Detailed instructions

  1. Select the term sheet clause.
  2. Click Generate to read a plain-language explainer.
  3. Note the questions it suggests asking.
  4. Have a startup lawyer review the real document.

Use Cases

  • Understanding a term sheet before a fundraise
  • Learning venture financing jargon
  • Preparing questions for an investor negotiation
  • Demystifying founder-versus-investor terms
  • Teaching startup finance basics

Tips

  • Always ask how a term behaves in a bad exit, not just a good one.
  • Watch where the option pool is created — it affects dilution.
  • Prefer 1x non-participating liquidation preferences.
  • Engage a lawyer for any real term sheet.

FAQ

is this legal advice

No. It is a plain-language educational explainer to help you understand what clauses mean and which variations matter. Always have a qualified startup lawyer review a real term sheet before you sign anything.

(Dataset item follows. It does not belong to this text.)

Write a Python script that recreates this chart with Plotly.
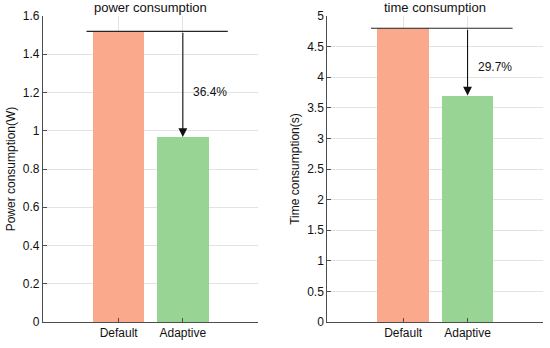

why do these clauses matter so much

Term sheet clauses set control and economics for years. A single term — like a participating liquidation preference or full-ratchet anti-dilution — can dramatically change what founders keep in an exit, so understanding them is real negotiating leverage.

which clause should i worry about most

It depends on the deal, but liquidation preference, anti-dilution, and board composition most often shift control and payouts toward investors. Understand how each behaves in both a good exit and a bad one.